[Saved data entries]
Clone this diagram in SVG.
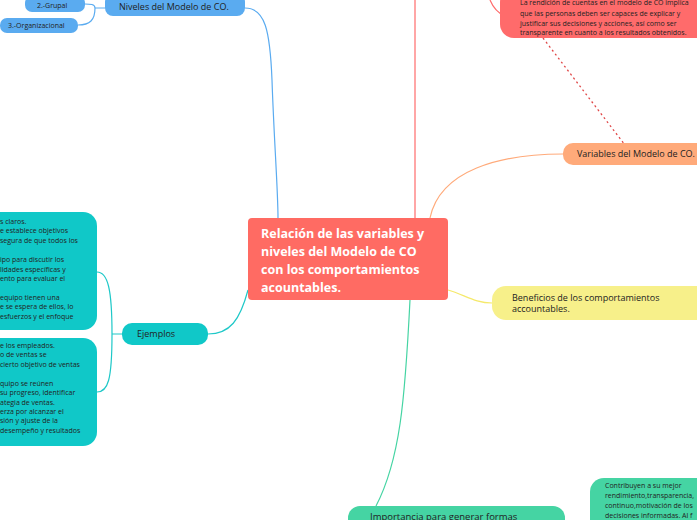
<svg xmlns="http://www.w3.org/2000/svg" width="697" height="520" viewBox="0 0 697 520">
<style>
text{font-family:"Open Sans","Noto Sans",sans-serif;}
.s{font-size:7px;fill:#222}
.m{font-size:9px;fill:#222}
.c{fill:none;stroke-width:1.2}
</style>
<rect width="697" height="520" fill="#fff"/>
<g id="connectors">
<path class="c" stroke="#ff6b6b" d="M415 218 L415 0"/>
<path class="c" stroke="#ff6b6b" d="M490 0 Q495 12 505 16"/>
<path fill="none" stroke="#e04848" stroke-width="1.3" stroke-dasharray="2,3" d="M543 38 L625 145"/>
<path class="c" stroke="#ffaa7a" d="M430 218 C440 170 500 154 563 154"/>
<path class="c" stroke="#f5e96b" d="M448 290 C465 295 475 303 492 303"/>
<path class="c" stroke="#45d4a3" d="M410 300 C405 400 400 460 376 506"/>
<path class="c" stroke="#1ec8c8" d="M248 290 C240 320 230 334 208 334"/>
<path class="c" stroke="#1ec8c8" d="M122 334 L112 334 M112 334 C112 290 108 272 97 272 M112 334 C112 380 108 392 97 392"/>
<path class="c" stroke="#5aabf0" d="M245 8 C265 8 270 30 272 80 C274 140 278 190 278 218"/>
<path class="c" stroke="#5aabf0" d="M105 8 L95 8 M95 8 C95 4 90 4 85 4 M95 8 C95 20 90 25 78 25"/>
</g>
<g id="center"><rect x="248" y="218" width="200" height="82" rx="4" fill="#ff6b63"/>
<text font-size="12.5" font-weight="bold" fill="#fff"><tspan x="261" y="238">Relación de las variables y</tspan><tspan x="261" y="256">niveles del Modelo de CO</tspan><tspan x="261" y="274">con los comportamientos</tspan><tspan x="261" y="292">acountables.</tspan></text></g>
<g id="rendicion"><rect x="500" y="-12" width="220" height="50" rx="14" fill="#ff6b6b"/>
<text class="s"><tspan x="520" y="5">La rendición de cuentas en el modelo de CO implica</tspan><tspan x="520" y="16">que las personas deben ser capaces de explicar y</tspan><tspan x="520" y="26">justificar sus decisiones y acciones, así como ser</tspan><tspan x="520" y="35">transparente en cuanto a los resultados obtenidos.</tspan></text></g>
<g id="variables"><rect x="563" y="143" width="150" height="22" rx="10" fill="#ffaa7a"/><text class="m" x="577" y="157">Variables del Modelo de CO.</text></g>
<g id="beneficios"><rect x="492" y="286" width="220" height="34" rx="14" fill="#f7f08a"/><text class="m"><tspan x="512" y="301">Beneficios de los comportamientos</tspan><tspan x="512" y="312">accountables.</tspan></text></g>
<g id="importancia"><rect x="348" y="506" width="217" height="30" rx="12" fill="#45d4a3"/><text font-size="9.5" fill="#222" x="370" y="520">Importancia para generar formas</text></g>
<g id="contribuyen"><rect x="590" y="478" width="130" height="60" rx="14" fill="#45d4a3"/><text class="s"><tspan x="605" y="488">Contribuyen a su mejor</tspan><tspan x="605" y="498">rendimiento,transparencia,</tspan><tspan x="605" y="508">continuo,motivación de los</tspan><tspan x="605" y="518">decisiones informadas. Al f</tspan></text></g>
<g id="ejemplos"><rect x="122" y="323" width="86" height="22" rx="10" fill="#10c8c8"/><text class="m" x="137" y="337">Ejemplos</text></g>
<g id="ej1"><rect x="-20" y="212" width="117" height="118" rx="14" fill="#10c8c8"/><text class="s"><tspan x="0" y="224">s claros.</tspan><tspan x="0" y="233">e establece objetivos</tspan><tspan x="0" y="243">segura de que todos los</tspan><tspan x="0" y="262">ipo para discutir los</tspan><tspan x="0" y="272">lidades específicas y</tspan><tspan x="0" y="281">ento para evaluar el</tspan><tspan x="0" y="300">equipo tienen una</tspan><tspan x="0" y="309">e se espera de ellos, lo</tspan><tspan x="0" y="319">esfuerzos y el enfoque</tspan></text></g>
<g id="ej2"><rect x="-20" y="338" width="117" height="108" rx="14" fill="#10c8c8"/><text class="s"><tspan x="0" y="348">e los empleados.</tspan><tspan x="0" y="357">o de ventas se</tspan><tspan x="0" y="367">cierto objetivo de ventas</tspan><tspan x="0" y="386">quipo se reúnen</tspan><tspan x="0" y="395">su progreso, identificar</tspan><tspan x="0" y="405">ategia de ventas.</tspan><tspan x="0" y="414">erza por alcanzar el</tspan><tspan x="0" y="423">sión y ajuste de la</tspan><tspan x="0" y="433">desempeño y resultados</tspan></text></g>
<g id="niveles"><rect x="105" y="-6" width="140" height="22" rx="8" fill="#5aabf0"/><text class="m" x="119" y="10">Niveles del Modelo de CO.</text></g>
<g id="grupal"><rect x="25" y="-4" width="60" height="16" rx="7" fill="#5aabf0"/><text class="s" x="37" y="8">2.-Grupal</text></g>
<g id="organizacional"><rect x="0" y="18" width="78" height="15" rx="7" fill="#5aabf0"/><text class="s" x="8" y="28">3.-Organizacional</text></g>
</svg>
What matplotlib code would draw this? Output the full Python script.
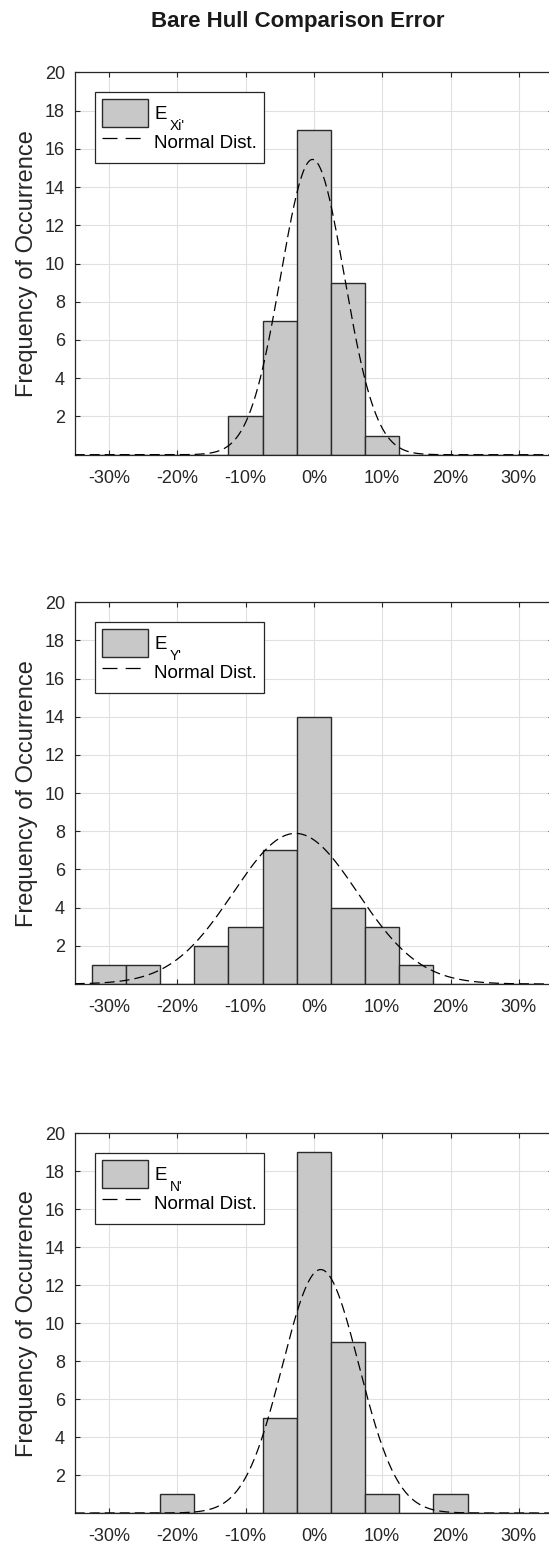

» **What to do**: Leave images out of the retyped records; keep all else exact.

» **Problem solution**:
Clone this diagram in SVG.
<svg xmlns="http://www.w3.org/2000/svg" width="697" height="520" viewBox="0 0 697 520">
<style>
text{font-family:"Open Sans","Noto Sans",sans-serif;}
.s{font-size:7px;fill:#222}
.m{font-size:9px;fill:#222}
.c{fill:none;stroke-width:1.2}
</style>
<rect width="697" height="520" fill="#fff"/>
<g id="connectors">
<path class="c" stroke="#ff6b6b" d="M415 218 L415 0"/>
<path class="c" stroke="#ff6b6b" d="M490 0 Q495 12 505 16"/>
<path fill="none" stroke="#e04848" stroke-width="1.3" stroke-dasharray="2,3" d="M543 38 L625 145"/>
<path class="c" stroke="#ffaa7a" d="M430 218 C440 170 500 154 563 154"/>
<path class="c" stroke="#f5e96b" d="M448 290 C465 295 475 303 492 303"/>
<path class="c" stroke="#45d4a3" d="M410 300 C405 400 400 460 376 506"/>
<path class="c" stroke="#1ec8c8" d="M248 290 C240 320 230 334 208 334"/>
<path class="c" stroke="#1ec8c8" d="M122 334 L112 334 M112 334 C112 290 108 272 97 272 M112 334 C112 380 108 392 97 392"/>
<path class="c" stroke="#5aabf0" d="M245 8 C265 8 270 30 272 80 C274 140 278 190 278 218"/>
<path class="c" stroke="#5aabf0" d="M105 8 L95 8 M95 8 C95 4 90 4 85 4 M95 8 C95 20 90 25 78 25"/>
</g>
<g id="center"><rect x="248" y="218" width="200" height="82" rx="4" fill="#ff6b63"/>
<text font-size="12.5" font-weight="bold" fill="#fff"><tspan x="261" y="238">Relación de las variables y</tspan><tspan x="261" y="256">niveles del Modelo de CO</tspan><tspan x="261" y="274">con los comportamientos</tspan><tspan x="261" y="292">acountables.</tspan></text></g>
<g id="rendicion"><rect x="500" y="-12" width="220" height="50" rx="14" fill="#ff6b6b"/>
<text class="s"><tspan x="520" y="5">La rendición de cuentas en el modelo de CO implica</tspan><tspan x="520" y="16">que las personas deben ser capaces de explicar y</tspan><tspan x="520" y="26">justificar sus decisiones y acciones, así como ser</tspan><tspan x="520" y="35">transparente en cuanto a los resultados obtenidos.</tspan></text></g>
<g id="variables"><rect x="563" y="143" width="150" height="22" rx="10" fill="#ffaa7a"/><text class="m" x="577" y="157">Variables del Modelo de CO.</text></g>
<g id="beneficios"><rect x="492" y="286" width="220" height="34" rx="14" fill="#f7f08a"/><text class="m"><tspan x="512" y="301">Beneficios de los comportamientos</tspan><tspan x="512" y="312">accountables.</tspan></text></g>
<g id="importancia"><rect x="348" y="506" width="217" height="30" rx="12" fill="#45d4a3"/><text font-size="9.5" fill="#222" x="370" y="520">Importancia para generar formas</text></g>
<g id="contribuyen"><rect x="590" y="478" width="130" height="60" rx="14" fill="#45d4a3"/><text class="s"><tspan x="605" y="488">Contribuyen a su mejor</tspan><tspan x="605" y="498">rendimiento,transparencia,</tspan><tspan x="605" y="508">continuo,motivación de los</tspan><tspan x="605" y="518">decisiones informadas. Al f</tspan></text></g>
<g id="ejemplos"><rect x="122" y="323" width="86" height="22" rx="10" fill="#10c8c8"/><text class="m" x="137" y="337">Ejemplos</text></g>
<g id="ej1"><rect x="-20" y="212" width="117" height="118" rx="14" fill="#10c8c8"/><text class="s"><tspan x="0" y="224">s claros.</tspan><tspan x="0" y="233">e establece objetivos</tspan><tspan x="0" y="243">segura de que todos los</tspan><tspan x="0" y="262">ipo para discutir los</tspan><tspan x="0" y="272">lidades específicas y</tspan><tspan x="0" y="281">ento para evaluar el</tspan><tspan x="0" y="300">equipo tienen una</tspan><tspan x="0" y="309">e se espera de ellos, lo</tspan><tspan x="0" y="319">esfuerzos y el enfoque</tspan></text></g>
<g id="ej2"><rect x="-20" y="338" width="117" height="108" rx="14" fill="#10c8c8"/><text class="s"><tspan x="0" y="348">e los empleados.</tspan><tspan x="0" y="357">o de ventas se</tspan><tspan x="0" y="367">cierto objetivo de ventas</tspan><tspan x="0" y="386">quipo se reúnen</tspan><tspan x="0" y="395">su progreso, identificar</tspan><tspan x="0" y="405">ategia de ventas.</tspan><tspan x="0" y="414">erza por alcanzar el</tspan><tspan x="0" y="423">sión y ajuste de la</tspan><tspan x="0" y="433">desempeño y resultados</tspan></text></g>
<g id="niveles"><rect x="105" y="-6" width="140" height="22" rx="8" fill="#5aabf0"/><text class="m" x="119" y="10">Niveles del Modelo de CO.</text></g>
<g id="grupal"><rect x="25" y="-4" width="60" height="16" rx="7" fill="#5aabf0"/><text class="s" x="37" y="8">2.-Grupal</text></g>
<g id="organizacional"><rect x="0" y="18" width="78" height="15" rx="7" fill="#5aabf0"/><text class="s" x="8" y="28">3.-Organizacional</text></g>
</svg>
What matplotlib code would draw this? Output the full Python script.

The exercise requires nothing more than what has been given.